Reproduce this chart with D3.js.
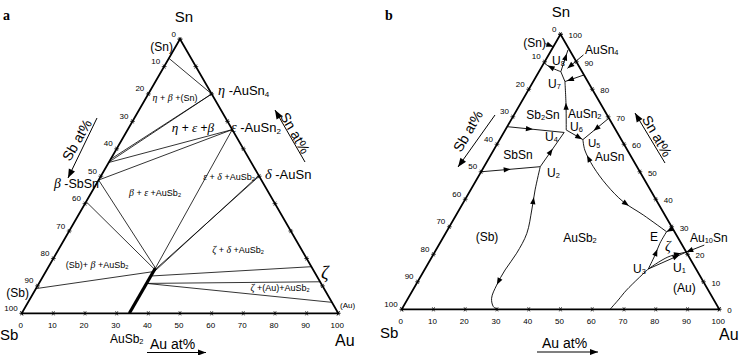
<!DOCTYPE html>
<html>
<head>
<meta charset="utf-8">
<script src="https://cdn.jsdelivr.net/npm/d3@7"></script>
<style>
body { margin: 0; background: #fff; }
svg { display: block; }
</style>
</head>
<body>
<div id="chart"></div>
<script>
// all compositions are [Au at%, Sn at%], Sb is the remainder
var tickValues = [0, 10, 20, 30, 40, 50, 60, 70, 80, 90, 100];

// panel a: isothermal section, tie lines of the three phase triangles
var auSb2Range = [[34, 0], [34, 16.5]];
var tieLinesA = [
	[[0, 93], [20, 80]],
	[[0, 55.2], [20, 80]],
	[[0, 56.2], [20, 80]],
	[[0, 55], [33, 67]],
	[[0, 48.6], [33, 67]],
	[[34, 16.5], [33, 67]],
	[[0, 48.6], [34, 16.5]],
	[[0, 40.7], [34, 16]],
	[[0, 9], [34, 15.2]],
	[[34, 15.6], [50, 50]],
	[[34, 14.6], [49.6, 50]],
	[[34, 13.6], [83, 17]],
	[[34, 10.9], [88.5, 11.5]],
	[[34, 10.9], [96, 4]]
];

// panel b: liquidus projection, monovariant curves (arrows: [fraction, direction])
var curvesB = [
	{pts: [[6.9, 86.4], [2.6, 88.1], [0, 89.6]], arrows: [[0.6, 1]]},
	{pts: [[6.9, 86.4], [5.2, 94.3]], arrows: [[0.7, 1]]},
	{pts: [[6.9, 86.4], [10.0, 82.8]], arrows: []},
	{pts: [[14.8, 85.2], [10.0, 82.8]], arrows: [[0.75, 1]]},
	{pts: [[10.0, 82.8], [14.8, 73.9], [19.2, 65.2]], arrows: [[0.5, -1]]},
	{pts: [[0, 66.4], [19.0, 64.3]], arrows: [[0.4, 1]]},
	{pts: [[17.7, 51.85], [19.0, 64.3]], arrows: [[0.45, 1]]},
	{pts: [[0, 50], [17.7, 51.85]], arrows: [[0.45, 1]]},
	{pts: [[19.2, 65.2], [26.2, 61.7]], arrows: [[0.8, 1]]},
	{pts: [[30.5, 69.5], [26.2, 61.7]], arrows: [[0.5, 1]]},
	{pts: [[26.2, 61.7], [28.7, 57.9], [34.4, 51.85], [41.95, 45.2], [50.2, 39.1], [58.9, 34.3], [69.3, 28.2]],
		arrows: [[0.15, -1], [0.62, 1]]},
	{pts: [[70.6, 29.4], [69.3, 28.2]], arrows: [[1, 1]]},
	{pts: [[69.3, 28.2], [69.3, 24], [69.9, 19.75], [70.3, 14.65]], arrows: [[0.55, -1]]},
	{pts: [[70.3, 14.65], [67.3, 7.0], [66.5, 3.4], [65.6, 0]], arrows: []},
	{pts: [[70.3, 14.65], [79.2, 20.8]], arrows: [[0.75, 1]]},
	{pts: [[70.3, 14.65], [74.3, 19], [79.2, 20.8]], arrows: [[0.8, 1]]},
	{pts: [[17.7, 51.85], [20.3, 43.4], [22.9, 36.1], [25.6, 27.6], [26.0, 20.4], [25.4, 14.3],
		[25.5, 8.8], [26.3, 4.0], [28.4, 0.95], [30.1, 0]], arrows: [[0.22, -1], [0.8, 1]]}
];

var W = 739, H = 355;
var svg = d3.select("#chart").append("svg")
	.attr("width", W)
	.attr("height", H)
	.attr("font-family", "'Liberation Sans', Arial, sans-serif");

function ternary(x0, y0, len) {
	var sx = d3.scaleLinear().domain([0, 100]).range([x0, x0 + len]);
	var sy = d3.scaleLinear().domain([0, 100]).range([y0, y0 - len * Math.sqrt(3) / 2]);
	return function(c) { return [sx(c[0] + c[1] / 2), sy(c[1])]; };
}
var pa = ternary(21.7, 313.3, 316.6);
var pb = ternary(401.7, 309.3, 317.6);

// text with italic greek letters and _subscripts
function label(g, x, y, str, size, anchor) {
	var t = g.append("text")
		.attr("x", x).attr("y", y)
		.attr("font-size", size)
		.attr("text-anchor", anchor || "start");
	var re = /_(\d+)|([ηεβδζ])|([^_ηεβδζ]+)/g, m, shift = 0;
	while ((m = re.exec(str))) {
		var s = t.append("tspan"), want = 0;
		if (m[1]) {
			s.text(m[1]).attr("font-size", size * 0.62);
			want = size * 0.12;
		} else if (m[2]) {
			s.text(m[2])
				.attr("font-family", "'Liberation Serif', serif")
				.attr("font-style", "italic")
				.attr("font-size", size * 1.1);
		} else {
			s.text(m[3]);
		}
		if (want !== shift) { s.attr("dy", want - shift); shift = want; }
	}
	return t;
}

function arrowHead(g, tip, angle, size) {
	g.append("path")
		.attr("d", "M0,0L" + (-size) + "," + (-size * 0.38) + "L" + (-size) + "," + (size * 0.38) + "Z")
		.attr("transform", "translate(" + tip[0] + "," + tip[1] + ") rotate(" + angle + ")")
		.attr("fill", "#000");
}

function arrowLine(g, a, b, size, width) {
	g.append("line")
		.attr("x1", a[0]).attr("y1", a[1]).attr("x2", b[0]).attr("y2", b[1])
		.attr("stroke", "#000").attr("stroke-width", width || 1);
	arrowHead(g, b, Math.atan2(b[1] - a[1], b[0] - a[0]) * 180 / Math.PI, size);
}

function frame(g, p, rightLabels) {
	g.append("path")
		.attr("d", d3.line()([p([0, 0]), p([100, 0]), p([0, 100])]) + "Z")
		.attr("fill", "none")
		.attr("stroke", "#000")
		.attr("stroke-width", 1.8)
		.attr("stroke-linejoin", "miter");

	var ticks = g.append("g").attr("stroke", "#000").attr("stroke-width", 0.7);
	var r = 2.4, c = 0.5, s = 0.866;
	function cross(pt, d1, d2) {
		[d1, d2].forEach(function(d) {
			ticks.append("line")
				.attr("x1", pt[0] - d[0] * r).attr("y1", pt[1] - d[1] * r)
				.attr("x2", pt[0] + d[0] * r).attr("y2", pt[1] + d[1] * r);
		});
	}
	var tl = g.append("g").attr("font-size", 8);
	tickValues.forEach(function(v) {
		var b = p([v, 0]), l = p([0, 100 - v]), rt = p([100 - v, v]);
		cross(b, [c, -s], [-c, -s]);
		cross(l, [1, 0], [c, s]);
		cross(rt, [1, 0], [c, -s]);
		tl.append("text").attr("x", b[0] - 1).attr("y", b[1] + 15)
			.attr("text-anchor", "middle").text(v);
		tl.append("text").attr("x", l[0] - 4).attr("y", l[1] - 2.5)
			.attr("text-anchor", "end").text(v);
		if (rightLabels) {
			tl.append("text").attr("x", rt[0] + 8).attr("y", rt[1] + 4).text(v);
		}
	});
}

var line = d3.line();
var curve = d3.line().curve(d3.curveCatmullRom.alpha(0.5));

// ---------- panel a ----------
var ga = svg.append("g");
frame(ga, pa, false);

ga.append("g").selectAll("path")
	.data(tieLinesA)
	.enter().append("path")
	.attr("d", function(d) { return line(d.map(pa)); })
	.attr("fill", "none")
	.attr("stroke", "#000")
	.attr("stroke-width", 0.8);

ga.append("path")
	.attr("d", line(auSb2Range.map(pa)))
	.attr("stroke", "#000")
	.attr("stroke-width", 3.2);

label(ga, 3, 20, "a", 14).attr("font-family", "'Liberation Serif', serif").attr("font-weight", "bold");
label(ga, 184, 22, "Sn", 15, "middle");
label(ga, 0, 340, "Sb", 15);
label(ga, 335, 346, "Au", 16);
label(ga, 110, 343, "AuSb_2", 12);
label(ga, 150, 349, "Au at%", 14);
arrowLine(ga, [147, 352.5], [206, 352.5], 8, 1.2);

label(ga, 173, 51, "(Sn)", 12, "end");
label(ga, 218, 95, "η -AuSn_4", 13);
label(ga, 231, 132, "ε -AuSn_2", 13);
label(ga, 265, 179, "δ -AuSn", 13);
label(ga, 99, 188, "β -SbSn", 12.5, "end");
label(ga, 29, 297, "(Sb)", 12, "end");
label(ga, 321, 279, "ζ", 17);
label(ga, 340, 308, "(Au)", 8);

label(ga, 175, 101, "η + β +(Sn)", 9, "middle");
label(ga, 193, 132, "η + ε +β", 12, "middle");
label(ga, 229, 180, "ε + δ +AuSb_2", 9, "middle");
label(ga, 155, 196, "β + ε +AuSb_2", 9, "middle");
label(ga, 97, 268, "(Sb)+ β +AuSb_2", 9, "middle");
label(ga, 238, 253, "ζ + δ +AuSb_2", 9, "middle");
label(ga, 280, 291, "ζ +(Au)+AuSb_2", 9, "middle");

label(ga, 0, 0, "Sb at%", 14, "middle")
	.attr("dy", "0.35em")
	.attr("transform", "translate(77,140) rotate(-60)");
arrowLine(ga, [97, 118], [68, 178], 9, 1);
label(ga, 0, 0, "Sn at%", 14, "middle")
	.attr("dy", "0.35em")
	.attr("transform", "translate(295,133) rotate(60)");
arrowLine(ga, [305, 162], [275, 110], 9, 1);

// ---------- panel b ----------
var gb = svg.append("g");
frame(gb, pb, true);

var cg = gb.append("g");
curvesB.forEach(function(c) {
	var path = cg.append("path")
		.attr("d", (c.pts.length > 2 ? curve : line)(c.pts.map(pb)))
		.attr("fill", "none")
		.attr("stroke", "#000")
		.attr("stroke-width", 0.9);
	var node = path.node(), len = node.getTotalLength();
	c.arrows.forEach(function(a) {
		var l = Math.max(1.5, Math.min(len - 1.5, a[0] * len));
		var p0 = node.getPointAtLength(l - 1.5), p1 = node.getPointAtLength(l + 1.5);
		var ang = Math.atan2(p1.y - p0.y, p1.x - p0.x) * 180 / Math.PI + (a[1] < 0 ? 180 : 0);
		var tipL = Math.max(0, Math.min(len, l + a[1] * 3));
		var tip = node.getPointAtLength(tipL);
		arrowHead(cg, [tip.x, tip.y], ang, 7);
	});
});

// pointer arrows of the labels
function pointer(g, comp, off) {
	var e = pb(comp);
	arrowLine(g, [e[0] + off[0], e[1] + off[1]], e, 7, 0.9);
}
pointer(gb, [0, 95.5], [-8, -3]);
pointer(gb, [8.4, 87.6], [16, -13.5]);
pointer(gb, [79.2, 20.8], [18, -7]);

label(gb, 385, 20, "b", 14).attr("font-family", "'Liberation Serif', serif").attr("font-weight", "bold");
label(gb, 561, 17, "Sn", 15, "middle");
label(gb, 380, 338, "Sb", 15);
label(gb, 719, 340, "Au", 16);
label(gb, 542, 348, "Au at%", 14);
arrowLine(gb, [537, 352], [598, 352], 8, 1.2);

label(gb, 546, 47, "(Sn)", 12, "end");
label(gb, 585, 54, "AuSn_4", 12);
label(gb, 552, 65, "U_8", 12);
label(gb, 548, 88, "U_7", 12);
label(gb, 543, 119, "Sb_2Sn", 12, "middle");
label(gb, 568, 118, "AuSn_2", 12);
label(gb, 570, 131, "U_6", 12);
label(gb, 545, 141, "U_4", 12);
label(gb, 588, 146.5, "U_5", 11.5);
label(gb, 595, 161, "AuSn", 12);
label(gb, 518, 159, "SbSn", 12, "middle");
label(gb, 547, 177, "U_2", 12);
label(gb, 487, 241, "(Sb)", 12, "middle");
label(gb, 580, 242, "AuSb_2", 12, "middle");
label(gb, 650, 241, "E", 12);
label(gb, 668, 251, "ζ", 13, "middle");
label(gb, 690, 242, "Au_10Sn", 12);
label(gb, 633, 273, "U_3", 12);
label(gb, 673, 272, "U_1", 12);
label(gb, 673, 292, "(Au)", 12);

label(gb, 0, 0, "Sb at%", 14, "middle")
	.attr("dy", "0.35em")
	.attr("transform", "translate(468,131) rotate(-60)");
arrowLine(gb, [495, 115], [458, 167], 9, 1);
label(gb, 0, 0, "Sn at%", 14, "middle")
	.attr("dy", "0.35em")
	.attr("transform", "translate(657,136) rotate(60)");
arrowLine(gb, [665, 163], [635, 113], 9, 1);
</script>
</body>
</html>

- [Given task] Each line from the top of the material through the line containing "80, 90, 100];" should be reproduced exactly; please drop any images.

- [Exercise answer]
Reproduce this chart with D3.js.
<!DOCTYPE html>
<html>
<head>
<meta charset="utf-8">
<script src="https://cdn.jsdelivr.net/npm/d3@7"></script>
<style>
body { margin: 0; background: #fff; }
svg { display: block; }
</style>
</head>
<body>
<div id="chart"></div>
<script>
// all compositions are [Au at%, Sn at%], Sb is the remainder
var tickValues = [0, 10, 20, 30, 40, 50, 60, 70, 80, 90, 100];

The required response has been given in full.